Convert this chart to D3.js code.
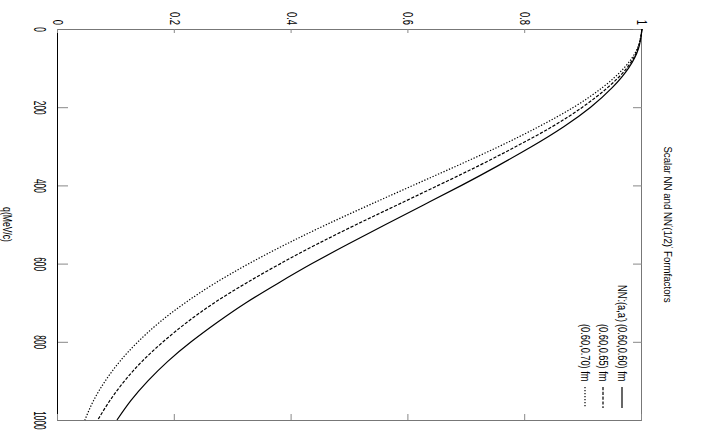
<!DOCTYPE html>
<html><head><meta charset="utf-8">
<script src="https://cdn.jsdelivr.net/npm/d3@7"></script>
<style>
body{margin:0;background:#fff;}
svg text{font-family:"Liberation Sans",Arial,Helvetica,sans-serif;fill:#000;}
</style></head>
<body><svg id="c" width="702" height="436"></svg>
<script>
// q in MeV/c
const qValues = [0,50,100,150,200,250,300,350,400,450,500,550,600,650,700,750,800,850,900,950,1000];
// (a,a') = (0.60,0.60) fm  -- solid
const ff060 = [1,0.994,0.977,0.949,0.912,0.866,0.812,0.753,0.691,0.626,0.561,0.497,0.435,0.377,0.322,0.273,0.228,0.188,0.154,0.125,0.101];
// (0.60,0.65) fm -- dashed
const ff065 = [1,0.993,0.974,0.941,0.898,0.846,0.785,0.720,0.651,0.581,0.511,0.444,0.381,0.322,0.268,0.221,0.180,0.144,0.114,0.089,0.068];
// (0.60,0.70) fm -- dotted
const ff070 = [1,0.992,0.969,0.932,0.883,0.823,0.756,0.683,0.608,0.533,0.460,0.391,0.327,0.269,0.218,0.174,0.137,0.106,0.081,0.061,0.046];
const seriesLabels = ["(0.60,0.60) fm","(0.60,0.65) fm","(0.60,0.70) fm"];
const qTicks = [0,200,400,600,800,1000];
const yTicks = [0,0.2,0.4,0.6,0.8,1];

const series = [
  {vals: ff060, dash: null, label: seriesLabels[0]},
  {vals: ff065, dash: "3.2,1.6", label: seriesLabels[1]},
  {vals: ff070, dash: "1.3,1.7", label: seriesLabels[2]}
];

const svg = d3.select("#c");
// whole chart drawn in portrait orientation, then rotated 90deg clockwise
const g = svg.append("g").attr("transform","translate(702,0) rotate(90)");

const L=29, R=420, T=60, B=644;
const x = d3.scaleLinear().domain([0,1000]).range([L,R]);
const y = d3.scaleLinear().domain([0,1]).range([B,T]);

// axes
const axB = g.append("g").attr("transform",`translate(0,${B})`)
  .call(d3.axisBottom(x).tickValues(qTicks).tickSizeInner(-10).tickSizeOuter(0).tickPadding(13).tickFormat(d3.format("d")));
const axL = g.append("g").attr("transform",`translate(${L},0)`)
  .call(d3.axisLeft(y).tickValues(yTicks).tickSizeInner(-4).tickSizeOuter(0).tickPadding(4)
    .tickFormat(d => (d===0||d===1)? String(d) : d.toFixed(1)));
const axT = g.append("g").attr("transform",`translate(0,${T})`)
  .call(d3.axisTop(x).tickValues(qTicks).tickSizeInner(-9).tickSizeOuter(0).tickFormat(""));
const axR = g.append("g").attr("transform",`translate(${R},0)`)
  .call(d3.axisRight(y).tickValues(yTicks).tickSizeInner(-6).tickSizeOuter(0).tickFormat(""));
[axB,axL,axT,axR].forEach(a=>{
  a.selectAll("text").attr("font-family",null).attr("fill","#000");
  a.selectAll(".tick line").attr("stroke","#888");
  a.select(".domain").attr("stroke","#777");
});
axB.select(".domain").attr("stroke","#000");
// condensed tick labels
axB.selectAll("text").attr("font-size",16).attr("transform","scale(0.52,1)");
axL.selectAll("text").attr("font-size",14).attr("x",0).attr("transform","translate(-4,0) scale(0.67,1)");

// curves
const line = d3.line().x((d,i)=>x(qValues[i])).y(d=>y(d)).curve(d3.curveNatural);
series.forEach(s=>{
  g.append("path").datum(s.vals).attr("d",line)
    .attr("fill","none").attr("stroke","#000").attr("stroke-width",1.2)
    .attr("stroke-dasharray",s.dash);
});

function ctext(px,py,size,sx,anchor){
  return g.append("text").attr("transform",`translate(${px},${py}) scale(${sx},1)`)
    .attr("font-size",size).attr("text-anchor",anchor);
}

// title
const title = ctext((L+R)/2,38,11,0.88,"middle");
title.append("tspan").text("Scalar NN and NN");
title.append("tspan").attr("dy",-4).attr("font-size",7).text("'");
title.append("tspan").attr("dy",4).text("(1/2)");
title.append("tspan").attr("dy",-4).attr("font-size",7).text("'");
title.append("tspan").attr("dy",4).text(" Formfactors");

// x label
ctext((L+R)/2,699,13,0.66,"middle").text("q(MeV/c)");

// legend
const rowY = [84,103,121];
const pre = ctext(322,rowY[0],12.5,0.74,"end");
pre.append("tspan").text("NN");
pre.append("tspan").attr("dy",-4).attr("font-size",7).text("'");
pre.append("tspan").attr("dy",4).text(":(a,a");
pre.append("tspan").attr("dy",-4).attr("font-size",7).text("'");
pre.append("tspan").attr("dy",4).text(")");
series.forEach((s,i)=>{
  ctext(324,rowY[i],12.5,0.74,"start").text(s.label);
  g.append("line").attr("x1",387).attr("x2",408).attr("y1",rowY[i]-4).attr("y2",rowY[i]-4)
    .attr("stroke","#000").attr("stroke-width",1.2).attr("stroke-dasharray",s.dash);
});
</script></body></html>
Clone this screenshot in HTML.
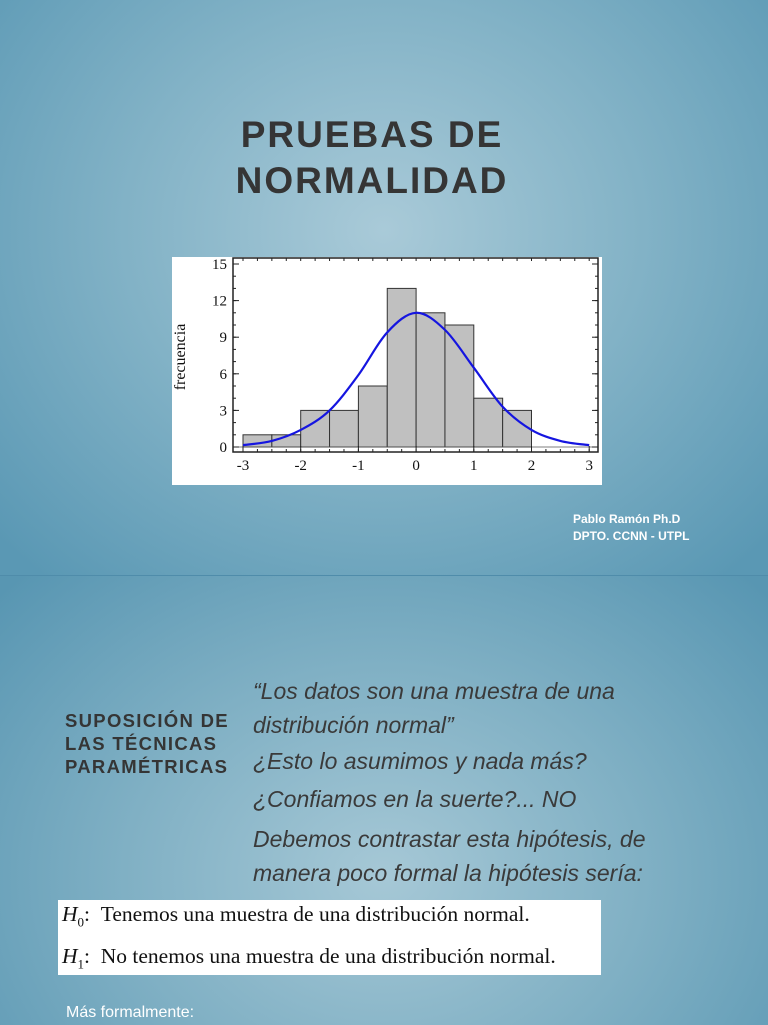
<!DOCTYPE html>
<html><head><meta charset="utf-8"><style>
body{margin:0;width:768px;height:1024px;overflow:hidden;font-family:"Liberation Sans",sans-serif;}
.s1{position:absolute;left:0;top:0;width:768px;height:575px;background:radial-gradient(ellipse 520px 460px at 384px 230px,#a9cad8 0%,#82b2c6 50%,#5a98b4 100%);}
.s2{position:absolute;left:0;top:575px;width:768px;height:449px;background:radial-gradient(ellipse 520px 420px at 384px 300px,#a6c8d6 0%,#80b0c4 50%,#5896b2 100%);border-top:1px solid #4f8caa;}
.t{position:absolute;white-space:nowrap;}
</style></head><body>
<div class="s1"></div>
<div class="s2"></div>
<div class="t" style="left:0;width:744px;top:112px;text-align:center;font-weight:bold;font-size:37px;letter-spacing:2px;line-height:46px;color:#353535;">PRUEBAS DE<br>NORMALIDAD</div>
<svg id="chart" style="position:absolute;left:172px;top:257px" width="430" height="228"></svg>
<div class="t" style="left:573px;top:511px;font-size:12px;font-weight:bold;color:#fff;line-height:17px;">Pablo Ramón Ph.D<br>DPTO. CCNN - UTPL</div>
<div class="t" style="left:65px;top:709px;font-size:18.5px;font-weight:bold;letter-spacing:1.3px;line-height:23px;color:#353535;">SUPOSICIÓN DE<br>LAS TÉCNICAS<br>PARAMÉTRICAS</div>
<div class="t" style="left:253px;top:674px;font-size:23px;font-style:italic;color:#3a3a3a;line-height:34px;">“Los datos son una muestra de una<br>distribución normal”<br><span style="display:inline-block;margin-top:2px">¿Esto lo asumimos y nada más?</span><br><span style="display:inline-block;margin-top:4px">¿Confiamos en la suerte?... NO</span><br><span style="display:inline-block;margin-top:6px">Debemos contrastar esta hipótesis, de</span><br>manera poco formal la hipótesis sería:</div>
<div style="position:absolute;left:58px;top:900px;width:543px;height:75px;background:#fff;font-family:'Liberation Serif',serif;font-size:21.5px;color:#111;">
<div class="t" style="left:4px;top:2px"><i>H</i><sub style="font-size:13px">0</sub>: &nbsp;Tenemos una muestra de una distribución normal.</div>
<div class="t" style="left:4px;top:44px"><i>H</i><sub style="font-size:13px">1</sub>: &nbsp;No tenemos una muestra de una distribución normal.</div>
</div>
<div class="t" style="left:66px;top:1004px;font-size:16px;color:#fff;">Más formalmente:</div>
<script>
const binStarts=[-3,-2.5,-2,-1.5,-1,-0.5,0,0.5,1,1.5];
const binWidth=0.5;
const counts=[1,1,3,3,5,13,11,10,4,3];
const curveX=[-3,-2.5,-2,-1.5,-1,-0.5,0,0.5,1,1.5,2,2.5,3];
const curveY=[0.15,0.5,1.4,3.0,5.9,9.4,11,9.6,6.5,3.3,1.4,0.5,0.15];
const yTicks=[0,3,6,9,12,15];
const xTicks=[-3,-2,-1,0,1,2,3];
const svg=document.getElementById('chart');const NS='http://www.w3.org/2000/svg';
const X=v=>71+(v+3)*57.7, Y=v=>190-v*12.2;
function el(t,a,p){const e=document.createElementNS(NS,t);for(const k in a)e.setAttribute(k,a[k]);(p||svg).appendChild(e);return e;}
el('rect',{x:0,y:0,width:430,height:228,fill:'#fff'});
binStarts.forEach((b,i)=>{const r=el('rect',{x:X(b),y:Y(counts[i]),width:X(b+binWidth)-X(b),height:Y(0)-Y(counts[i]),fill:'#c0c0c0',stroke:'#333','stroke-width':1});

});
el('line',{x1:61,x2:426,y1:Y(0),y2:Y(0),stroke:'#555','stroke-width':0.8});
el('rect',{x:61,y:1,width:365,height:194,fill:'none',stroke:'#222','stroke-width':1.5});
for(let v=0;v<=15;v++){el('line',{x1:61,x2:64,y1:Y(v),y2:Y(v),stroke:'#222'});el('line',{x1:423,x2:426,y1:Y(v),y2:Y(v),stroke:'#222'});}
for(let v=-3;v<=3.01;v+=0.25){el('line',{x1:X(v),x2:X(v),y1:195,y2:192,stroke:'#222'});el('line',{x1:X(v),x2:X(v),y1:1,y2:4,stroke:'#222'});}
yTicks.forEach(v=>{el('line',{x1:61,x2:67,y1:Y(v),y2:Y(v),stroke:'#222'});el('line',{x1:420,x2:426,y1:Y(v),y2:Y(v),stroke:'#222'});
const t=el('text',{x:55,y:Y(v)+5,'text-anchor':'end','font-size':15,'font-family':'Liberation Serif,serif',fill:'#111'});t.textContent=v;

});
xTicks.forEach(v=>{el('line',{x1:X(v),x2:X(v),y1:195,y2:189,stroke:'#222'});
const t=el('text',{x:X(v),y:213,'text-anchor':'middle','font-size':15,'font-family':'Liberation Serif,serif',fill:'#111'});t.textContent=v;

});
const pts=curveX.map((x,i)=>[X(x),Y(curveY[i])]);
let d='M'+pts[0][0]+','+pts[0][1];
for(let i=0;i<pts.length-1;i++){const p0=pts[Math.max(0,i-1)],p1=pts[i],p2=pts[i+1],p3=pts[Math.min(pts.length-1,i+2)];
d+=' C'+(p1[0]+(p2[0]-p0[0])/6)+','+(p1[1]+(p2[1]-p0[1])/6)+' '+(p2[0]-(p3[0]-p1[0])/6)+','+(p2[1]-(p3[1]-p1[1])/6)+' '+p2[0]+','+p2[1];}
const p=el('path',{d:d,fill:'none',stroke:'#1515e0','stroke-width':2.2,'stroke-linejoin':'round'});


const yl=el('text',{x:0,y:0,transform:'translate(13,100) rotate(-90)','text-anchor':'middle','font-size':16,'font-family':'Liberation Serif,serif',fill:'#111'});yl.textContent='frecuencia';


</script>
</body></html>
━━━━━━━━━━━━━━━━━━━━━━━━━━━━━━
Your objective: In the records above, find each line with the word "chart" and copy it.

Complete output:
Convert this chart to D3.js code.
// whole chart drawn in portrait orientation, then rotated 90deg clockwise
<svg id="chart" style="position:absolute;left:172px;top:257px" width="430" height="228"></svg>
const svg=document.getElementById('chart');const NS='http://www.w3.org/2000/svg';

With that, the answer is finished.